2024.07.22
離婚・相続・遺言
相続のしかた 限定承認とは
相続の方法として、単純承認、放棄そして限定承認の3つがあります。テレビや雑誌、インターネット等でお聞きになったことがあるかもしれません。
単純承認は、プラス財産もマイナス財産も、どちらも無限に引き継ぎます(民法920条)。逆に、放棄すると、プラス財産もマイナス財産も一切引き継ぎません(民法939条)。
限定承認は、プラス財産の範囲内でマイナス財産を支払えば良い、という相続のしかたになります(民法922条)。そうすると、マイナス財産よりもプラス財産の方が大きければ差引きプラス、マイナス財産の方が大きければ引き継ぐ財産がゼロになるだけなので、相続する人にとって損のない合理的な制度のように思えます。
では実際に限定承認がどの程度利用されているのか、司法統計によると、ここ数年の限定承認は年間700件前後となっています。これに対して、相続放棄は年間25万件を超えています。
件数からすると、限定承認はほとんど活用されていない制度といえます。
なぜ限定承認が使われていないのかというと、いくつかの難点があるからです。
ひとつ目の難点は、限定承認の入口です。限定承認は、相続人全員でしなければいけません(民法923条)。単純承認をしたい人と限定承認をしたい人に分かれている場合は、限定承認することが出来ません(相続放棄をしたい人と限定承認をしたい人に分かれている場合は、限定承認することが可能です)。また、ほかの相続人がどこにいるのかわからなかったり、連絡がとれないような場合も、全員で限定承認をするためのハードルになります。
次の難点は、手続が複雑なことです。限定承認をしますと、「誰々の相続について限定承認したので、いついつまでに債権者は私に請求してください」という公告を官報に掲載するとともに、わかっている債権者に対しては個別に連絡をする必要があります(民法927条)。このようにして「どのくらいマイナス財産があるのか」ということを調べます。他方で、プラス財産は売却してお金に換えて、マイナス財産の支払いにあてることになりますが、競売で売却しなければいけません(民法932条)。
さらに、税金の知識も必要です。限定承認をしますと、不動産や株式など価格が変動して含み益があるものについてはみなし譲渡が発生し、所得税が課税されます(所得税法59条1項1号)。この税金を含めて、マイナス財産をプラス財産で支払う、ということになります。

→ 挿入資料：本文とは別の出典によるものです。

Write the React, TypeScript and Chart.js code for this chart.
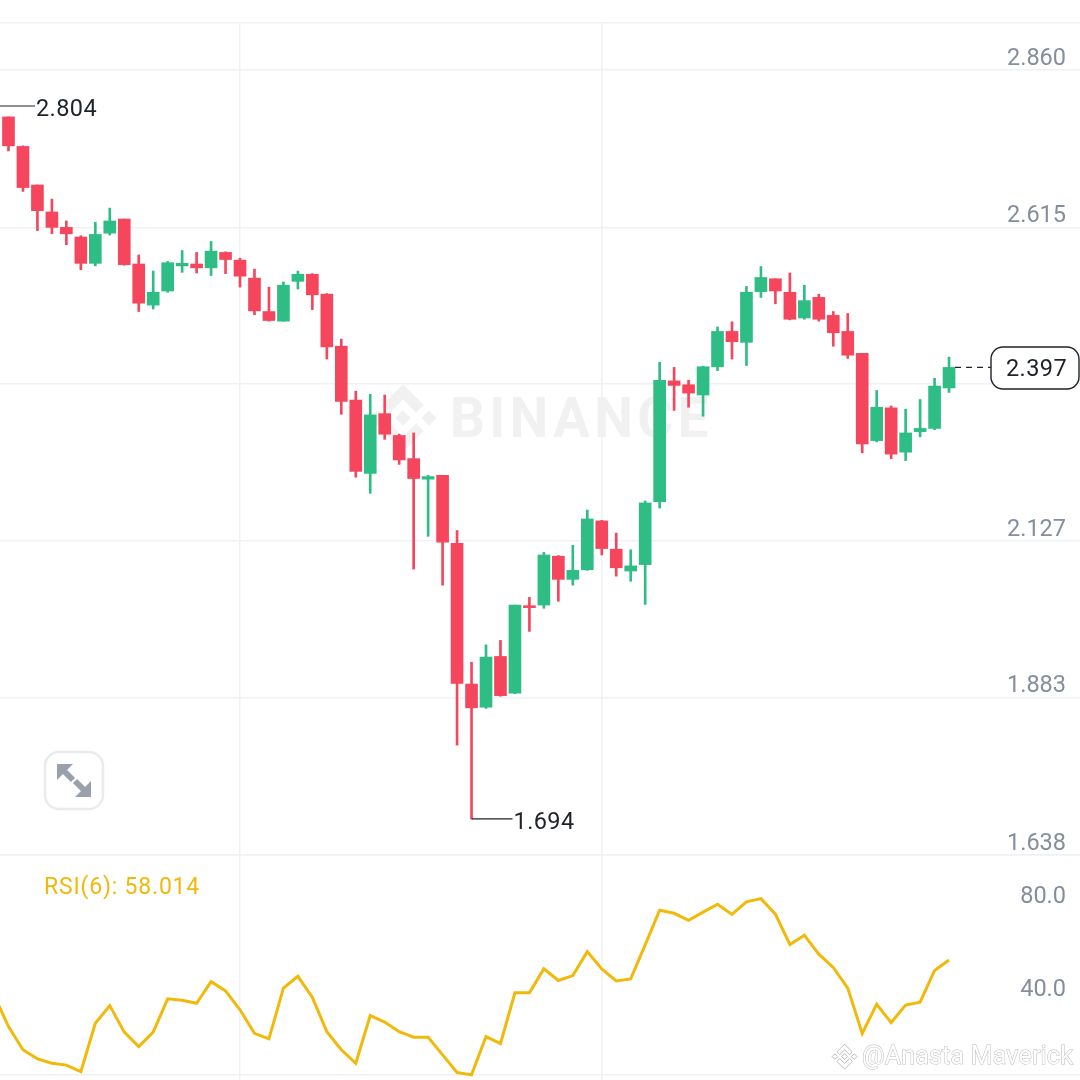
import React, { useEffect, useRef } from 'react';
import Chart from 'chart.js/auto';

// price candles
const opens = [2.787, 2.741, 2.681, 2.639, 2.615, 2.600, 2.559, 2.606, 2.628, 2.558, 2.494, 2.516, 2.555, 2.558, 2.552, 2.576, 2.564, 2.536, 2.484, 2.469, 2.531, 2.542, 2.511, 2.430, 2.346, 2.232, 2.325, 2.291, 2.255, 2.223, 2.229, 2.123, 1.904, 1.868, 1.947, 1.890, 2.026, 2.027, 2.103, 2.067, 2.082, 2.158, 2.114, 2.080, 2.090, 2.188, 2.376, 2.370, 2.354, 2.398, 2.453, 2.436, 2.515, 2.535, 2.514, 2.474, 2.506, 2.478, 2.453, 2.419, 2.283, 2.334, 2.265, 2.297, 2.302, 2.365];
const closes = [2.742, 2.677, 2.641, 2.615, 2.605, 2.559, 2.604, 2.625, 2.557, 2.497, 2.514, 2.560, 2.559, 2.552, 2.578, 2.565, 2.539, 2.485, 2.470, 2.525, 2.542, 2.510, 2.429, 2.344, 2.235, 2.323, 2.293, 2.253, 2.224, 2.227, 2.125, 1.905, 1.867, 1.946, 1.886, 2.027, 2.023, 2.105, 2.067, 2.081, 2.161, 2.115, 2.085, 2.088, 2.186, 2.377, 2.369, 2.357, 2.398, 2.453, 2.437, 2.514, 2.537, 2.516, 2.472, 2.501, 2.472, 2.451, 2.416, 2.278, 2.335, 2.262, 2.295, 2.302, 2.368, 2.397];
const highs = [2.787, 2.742, 2.681, 2.659, 2.625, 2.602, 2.623, 2.645, 2.628, 2.572, 2.547, 2.562, 2.579, 2.576, 2.593, 2.577, 2.567, 2.550, 2.522, 2.530, 2.547, 2.543, 2.512, 2.441, 2.360, 2.355, 2.354, 2.293, 2.295, 2.229, 2.229, 2.143, 1.938, 1.965, 1.972, 2.027, 2.039, 2.109, 2.104, 2.120, 2.175, 2.159, 2.139, 2.113, 2.189, 2.405, 2.397, 2.377, 2.399, 2.460, 2.468, 2.523, 2.554, 2.535, 2.544, 2.525, 2.511, 2.484, 2.481, 2.419, 2.361, 2.337, 2.332, 2.347, 2.380, 2.413];
const lows = [2.734, 2.671, 2.610, 2.605, 2.588, 2.549, 2.555, 2.603, 2.556, 2.484, 2.488, 2.514, 2.545, 2.544, 2.540, 2.543, 2.522, 2.479, 2.469, 2.469, 2.519, 2.487, 2.410, 2.324, 2.226, 2.201, 2.285, 2.246, 2.083, 2.134, 2.058, 1.809, 1.694, 1.866, 1.885, 1.889, 1.986, 2.022, 2.033, 2.058, 2.081, 2.105, 2.072, 2.064, 2.028, 2.178, 2.330, 2.335, 2.321, 2.392, 2.410, 2.400, 2.506, 2.496, 2.471, 2.472, 2.469, 2.430, 2.411, 2.264, 2.281, 2.255, 2.252, 2.289, 2.300, 2.358];

// RSI(6); the first value belongs to the candle just left of the frame
const rsiValues = [42.9, 29.4, 19.4, 15.5, 13.6, 12.8, 10.0, 30.8, 38.4, 27.0, 20.8, 27.0, 41.3, 40.7, 39.4, 48.7, 44.7, 36.6, 26.5, 24.1, 45.9, 51.0, 41.9, 27.2, 19.4, 13.6, 34.1, 31.3, 27.2, 24.8, 24.8, 17.2, 9.6, 8.6, 25.1, 22.1, 43.9, 43.9, 54.2, 49.2, 51.3, 61.6, 54.2, 49.0, 49.9, 64.5, 79.4, 78.1, 75.1, 78.6, 82.0, 77.6, 83.0, 84.4, 77.7, 64.7, 68.7, 60.5, 54.8, 45.9, 26.4, 39.0, 31.1, 38.6, 39.9, 53.5, 58.0];

const priceTicks = [2.9332, 2.86, 2.615, 2.371, 2.127, 1.883, 1.638];
const rsiTicks = [103.2, 80, 40, 8.6];
const timeTicks = [16, 41];

const highPrice = { index: -1, value: 2.804, label: '2.804' };
const lowPrice = { index: 32, value: 1.694, label: '1.694' };
const lastPrice = { index: 65, value: 2.397, label: '2.397' };

const UP = '#2EBD85';
const DOWN = '#F6465D';
const GRID = '#EFF1F4';
const AXIS_TEXT = '#848E9C';
const DARK = '#1E2329';
const YELLOW = '#F0B90B';
const FONT = 'Roboto';

const logoTop = new Path2D('M38.73 53.2L63 28.93l24.26 24.26 14.11-14.11L63 .69 24.62 39.09z');
const logoBottom = new Path2D('M38.73 72.8L63 97.07l24.26-24.26 14.11 14.11L63 125.31 24.62 86.91z');
const logoLeft = new Path2D('M.68 63l14.11-14.11L28.9 63 14.79 77.11z');
const logoRight = new Path2D('M97.1 63l14.11-14.11L125.32 63l-14.11 14.11z');
const logoMid = new Path2D('M48.7 63L63 48.7 77.3 63 63 77.3z');
const logoParts = [logoTop, logoBottom, logoLeft, logoRight, logoMid];

const upOrDown = (i: number) => (closes[i] >= opens[i] ? UP : DOWN);

// mirrored labels sit inside the plot, so the axis itself takes no room
const noAxisWidth = (axis: any) => {
    axis.width = 0;
};

const watermark = {
    id: 'watermark',
    beforeDatasetsDraw(chart: any) {
        const { ctx } = chart;
        ctx.save();
        ctx.fillStyle = '#F1F1F2';
        ctx.translate(369, 384);
        ctx.scale(0.54, 0.54);
        logoParts.forEach((p) => ctx.fill(p));
        ctx.restore();

        ctx.save();
        ctx.fillStyle = '#F1F1F2';
        ctx.font = `bold 55px ${FONT}`;
        ctx.letterSpacing = '4.2px';
        ctx.textBaseline = 'middle';
        ctx.fillText('BINANCE', 450, 423);
        ctx.restore();
    },
};

const overlays = {
    id: 'overlays',
    afterDatasetsDraw(chart: any) {
        const { ctx, scales } = chart;
        const x = scales.x;
        const y = scales.yPrice;

        ctx.save();
        ctx.font = `23.5px ${FONT}`;
        ctx.textBaseline = 'middle';
        ctx.letterSpacing = '0.4px';

        // highest / lowest price markers
        const hy = y.getPixelForValue(highPrice.value);
        ctx.strokeStyle = DARK;
        ctx.lineWidth = 1.2;
        ctx.beginPath();
        ctx.moveTo(x.getPixelForValue(highPrice.index), hy);
        ctx.lineTo(35, hy);
        ctx.stroke();
        ctx.fillStyle = DARK;
        ctx.fillText(highPrice.label, 36, hy + 4);

        const ly = y.getPixelForValue(lowPrice.value);
        const lx = x.getPixelForValue(lowPrice.index);
        ctx.beginPath();
        ctx.moveTo(lx, ly);
        ctx.lineTo(lx + 41, ly);
        ctx.stroke();
        ctx.fillText(lowPrice.label, lx + 42, ly + 4);

        // last price tag
        const ty = y.getPixelForValue(lastPrice.value);
        ctx.setLineDash([6, 5]);
        ctx.beginPath();
        ctx.moveTo(x.getPixelForValue(lastPrice.index) + 6, ty);
        ctx.lineTo(991, ty);
        ctx.stroke();
        ctx.setLineDash([]);
        ctx.fillStyle = '#fff';
        ctx.strokeStyle = DARK;
        ctx.lineWidth = 1.4;
        ctx.beginPath();
        ctx.roundRect(991, 347, 88, 42, 12);
        ctx.fill();
        ctx.stroke();
        ctx.fillStyle = DARK;
        ctx.fillText(lastPrice.label, 1006, ty + 3);

        // indicator title
        ctx.fillStyle = YELLOW;
        ctx.font = `23px ${FONT}`;
        ctx.letterSpacing = '0.8px';
        ctx.fillText('RSI(6): 58.014', 44, 888);

        // expand button
        ctx.fillStyle = '#fff';
        ctx.strokeStyle = '#E9ECEF';
        ctx.lineWidth = 2.5;
        ctx.beginPath();
        ctx.roundRect(45, 752, 58, 57, 14);
        ctx.fill();
        ctx.stroke();
        ctx.fillStyle = '#9AA1AA';
        ctx.strokeStyle = '#9AA1AA';
        ctx.lineWidth = 6;
        [[57, 764, 1], [91, 797, -1]].forEach(([px, py, d]) => {
            ctx.beginPath();
            ctx.moveTo(px, py);
            ctx.lineTo(px + 16 * d, py);
            ctx.lineTo(px, py + 16 * d);
            ctx.closePath();
            ctx.fill();
            ctx.beginPath();
            ctx.moveTo(px + 6 * d, py + 6 * d);
            ctx.lineTo(px + 16 * d, py + 16 * d);
            ctx.stroke();
        });

        // author stamp
        ctx.font = `25px ${FONT}`;
        ctx.letterSpacing = '0.2px';
        ctx.lineWidth = 1;
        ctx.strokeStyle = '#B8BBBF';
        ctx.fillStyle = '#fff';
        ctx.strokeText('@Anasta Maverick', 862, 1058);
        ctx.fillText('@Anasta Maverick', 862, 1058);
        ctx.translate(832, 1044);
        ctx.scale(0.2, 0.2);
        ctx.lineWidth = 5;
        ctx.strokeStyle = '#B8BBBF';
        logoParts.forEach((p) => ctx.stroke(p));
        ctx.restore();
    },
};

const App: React.FC = () => {
    const chartRef = useRef<HTMLCanvasElement>(null);

    useEffect(() => {
        document.body.style.margin = '0';
        if (!chartRef.current) return;

        const indexes = opens.map((_, i) => i);
        const chart = new Chart(chartRef.current, {
            type: 'bar',
            data: {
                datasets: [
                    {
                        label: 'body',
                        data: indexes.map((i) => ({ x: i, y: [opens[i], closes[i]] })),
                        backgroundColor: indexes.map(upOrDown),
                        barThickness: 12,
                        grouped: false,
                        yAxisID: 'yPrice',
                    },
                    {
                        label: 'wick',
                        data: indexes.map((i) => ({ x: i, y: [lows[i], highs[i]] })),
                        backgroundColor: indexes.map(upOrDown),
                        barThickness: 2,
                        grouped: false,
                        yAxisID: 'yPrice',
                    },
                    {
                        type: 'line',
                        label: 'RSI(6)',
                        data: rsiValues.map((v, i) => ({ x: i - 1, y: v })),
                        borderColor: YELLOW,
                        borderWidth: 3,
                        pointRadius: 0,
                        tension: 0,
                        yAxisID: 'yRsi',
                    },
                ],
            } as any,
            options: {
                animation: false,
                responsive: false,
                devicePixelRatio: 1,
                layout: { padding: { top: 23 } },
                plugins: { legend: { display: false }, tooltip: { enabled: false } },
                scales: {
                    x: {
                        type: 'linear',
                        min: -0.587,
                        max: 74.05,
                        offset: false,
                        afterBuildTicks: (axis: any) => {
                            axis.ticks = timeTicks.map((value) => ({ value }));
                        },
                        ticks: { display: false },
                        border: { display: false },
                        grid: { color: GRID, lineWidth: 1.5, offset: false, drawTicks: false },
                    },
                    yPrice: {
                        type: 'linear',
                        position: 'right',
                        stack: 'panes',
                        stackWeight: 832,
                        min: 1.638,
                        max: 2.9332,
                        afterBuildTicks: (axis: any) => {
                            axis.ticks = priceTicks.map((value) => ({ value }));
                        },
                        afterFit: noAxisWidth,
                        ticks: {
                            mirror: true,
                            padding: -14,
                            labelOffset: -11,
                            autoSkip: false,
                            color: AXIS_TEXT,
                            font: { family: FONT, size: 23.5 },
                            callback: (v: any) => (v > 2.9 ? '' : Number(v).toFixed(3)),
                        },
                        border: { display: false },
                        grid: { drawTicks: false, lineWidth: 1.5, color: GRID },
                    },
                    yRsi: {
                        type: 'linear',
                        position: 'right',
                        stack: 'panes',
                        stackWeight: 225,
                        min: 6.45,
                        max: 103.2,
                        afterBuildTicks: (axis: any) => {
                            axis.ticks = rsiTicks.map((value) => ({ value }));
                        },
                        afterFit: noAxisWidth,
                        ticks: {
                            mirror: true,
                            padding: -14,
                            labelOffset: -12,
                            autoSkip: false,
                            color: AXIS_TEXT,
                            font: { family: FONT, size: 23.5 },
                            callback: (v: any) => (v === 80 || v === 40 ? Number(v).toFixed(1) : ''),
                        },
                        border: { display: false },
                        grid: {
                            drawTicks: false,
                            lineWidth: 1.5,
                            color: (c: any) => (c.tick && (c.tick.value === 80 || c.tick.value === 40) ? 'transparent' : GRID),
                        },
                    },
                },
            } as any,
            plugins: [watermark, overlays],
        });

        return () => {
            chart.destroy();
        };
    }, []);

    return <canvas ref={chartRef} width={1080} height={1080} style={{ display: 'block' }} />;
};

export default App;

これらの手続について、限定承認をした人が自分で進めていく必要があります。すべて自分だけで限定承認の手続を進めることは簡単ではありません。
限定承認はこれだけ面倒な手続ですので、なかなか気軽に使えるものではなく、それが件数の少なさに表れています。それでも限定承認を使うメリットがある場合として、大きく次の2つの場合が考えられます。

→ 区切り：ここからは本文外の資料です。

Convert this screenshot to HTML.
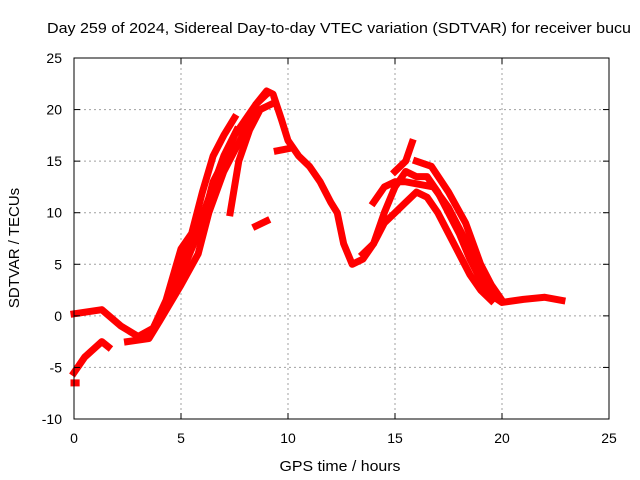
<!DOCTYPE html>
<html><head><meta charset="utf-8"><style>
body{margin:0;background:#fff}
svg{display:block;font-family:"Liberation Sans",sans-serif}
</style></head><body>
<svg id="c" width="640" height="480">
<rect width="640" height="480" fill="#fff"/>
<g id="grid"></g><g id="marks"></g><g id="axes"></g>
<text x="339" y="33" font-size="15" text-anchor="middle" textLength="584" lengthAdjust="spacingAndGlyphs">Day 259 of 2024, Sidereal Day-to-day VTEC variation (SDTVAR) for receiver bucu</text>
<text x="340" y="471" font-size="15" text-anchor="middle" textLength="121" lengthAdjust="spacingAndGlyphs">GPS time / hours</text>
<text x="19" y="248" font-size="15" text-anchor="middle" transform="rotate(-90 19 248)">SDTVAR / TECUs</text>
</svg>
<script>
const xTicks=[0,5,10,15,20,25];
const yTicks=[-10,-5,0,5,10,15,20,25];
const s1=[[0,0.2],[1.3,0.6],[2.2,-1],[3,-2],[3.7,-1.2],[4.3,1.5],[5,6.5],[5.5,8],[6,12],[6.5,15.5],[7,17.5],[7.5,19.2]];
const s2=[[3.7,-1.2],[4.5,2],[5.2,5],[6,9],[6.5,13],[7,15],[7.5,17.5],[8,19],[8.5,20.5],[9,21.8],[9.3,21.5],[9.7,19],[10,17],[10.5,15.5],[11,14.5],[11.5,13],[12,11],[12.3,10],[12.6,7],[13,5],[13.5,5.5],[14,7],[14.5,10],[15,12.5],[15.5,14],[16,13.5],[16.5,13.5],[17,12],[17.5,10],[18,8],[18.5,5.5],[19,3.5],[19.5,2],[20,1.3],[21,1.6],[22,1.8],[22.8,1.5]];
const s3=[[2.5,-2.5],[3.5,-2.2],[4,-0.5],[5,3],[5.8,6],[6.3,10],[7,14],[7.5,16],[8,18],[8.5,20.5],[9,21.5]];
const s4=[[7.3,10],[7.7,15],[8.2,18],[8.7,20],[9.2,20.5]];
const s5=[[8.5,8.7],[9,9.2]];
const s6=[[9.5,16],[10,16.2]];
const s7=[[0,-5.5],[0.5,-4],[1.3,-2.5],[1.6,-3]];
const s8=[[13.5,6],[14,7],[14.5,9],[15,10],[15.5,11],[16,12],[16.5,11.5],[17,10],[17.5,8],[18,6],[18.5,4],[19,2.5],[19.5,1.5]];
const s9=[[15,14],[15.5,15],[15.8,16.8]];
const s10=[[16,15],[16.7,14.5],[17.5,12],[18.3,9],[19,5],[19.5,3],[20,1.5]];
const s11=[[14,11],[14.5,12.5],[15,13],[15.5,13],[16,12.8],[16.8,12.5],[17.5,10.5],[18.5,6.5],[19.2,3]];
const s12=[[0,-6.5],[0.1,-6.5]];
const s13=[[4.5,2.5],[5.2,6],[5.8,8.5],[6.4,12],[7,15.5],[7.6,18]];
const series=[s1,s2,s3,s4,s5,s6,s7,s8,s9,s10,s11,s12,s13];
const X0=74,X1=609,Y0=419,Y1=58;
const xs=h=>X0+(h-0)/25*(X1-X0);
const ys=v=>Y0-(v+10)/35*(Y0-Y1);
const NS="http://www.w3.org/2000/svg";
const grid=document.getElementById('grid'),axes=document.getElementById('axes'),marks=document.getElementById('marks');
function mk(t,a,p){const e=document.createElementNS(NS,t);for(const k in a)e.setAttribute(k,a[k]);p.appendChild(e);return e;}
xTicks.forEach(t=>{const x=xs(t);
 const g=mk('line',{x1:x,x2:x,y1:Y1,y2:Y0,stroke:'#a0a0a0','stroke-dasharray':'2,3'},grid);
 
 
 const tk=mk('text',{x:x,y:Y0+24,'font-size':14,'text-anchor':'middle'},axes);tk.textContent=t;
 
 
 mk('line',{x1:x,x2:x,y1:Y0,y2:Y0-6,stroke:'#000'},axes);mk('line',{x1:x,x2:x,y1:Y1,y2:Y1+6,stroke:'#000'},axes);
});
yTicks.forEach(t=>{const y=ys(t);
 const g=mk('line',{x1:X0,x2:X1,y1:y,y2:y,stroke:'#a0a0a0','stroke-dasharray':'2,3'},grid);
 
 
 const tk=mk('text',{x:X0-12,y:y+5,'font-size':14,'text-anchor':'end'},axes);tk.textContent=t;
 
 
 mk('line',{x1:X0,x2:X0+6,y1:y,y2:y,stroke:'#000'},axes);mk('line',{x1:X1,x2:X1-6,y1:y,y2:y,stroke:'#000'},axes);
});
const fr=mk('rect',{x:X0,y:Y1,width:X1-X0,height:Y0-Y1,fill:'none',stroke:'#000'},axes);


series.forEach((s,i)=>{
 const p=mk('polyline',{points:s.map(d=>xs(d[0])+','+ys(d[1])).join(' '),fill:'none',stroke:'#ff0000','stroke-width':7,'stroke-linejoin':'round','stroke-linecap':'square'},marks);
 
 
});
</script>
</body></html>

1.亡くなった人にある程度プラス財産があるものの、マイナス財産がどのくらいあるのかはっきりしない。放棄してしまうのはためらわれるが、単純承認をしてどのくらい借金が出てくるのか不安な場合。
2.亡くなった人のマイナス財産が多く単純承認は出来ないが、プラス財産のなかにどうしても引き継ぎたい財産がある場合。
生活上どうしても手放せない財産や、事業を続けていくために必須の財産(不動産、設備、株式など)が亡くなった人の名義になっていて、多少お金をかけても残さなければいけない場合です。先ほど、プラスの財産は競売でお金に換えなければいけない、とご説明しました。どうしても引き継ぎたい財産は、競売でお金に換えるかわりに、「鑑定人」を選んで、鑑定人の評価した金額を払うことで、その財産を個別に引き継ぐことが出来ます(民法932条但書)。
この場合、鑑定人に払う報酬や、鑑定人の評価した金額を支払う必要はありますが、それらのコストをかけてでも引き継がなければならない財産がある、でも単純承認をしてマイナス財産全部を引き継ぐことは出来ない、という場合には、限定承認を有効に活用できます。
このように、限定承認は使いにくい制度ではありますが、限定承認でしか実現できないこと、限定承認を有効に使える場面もあります。
時間や費用といったコストをかけてでも限定承認をする必要があるケースなのか、限定承認をするにあたって支障はないか、限定承認をしたあとの手続はどうするのかなど、限定承認を検討される場合は、早めに弁護士にご相談されることをおすすめします。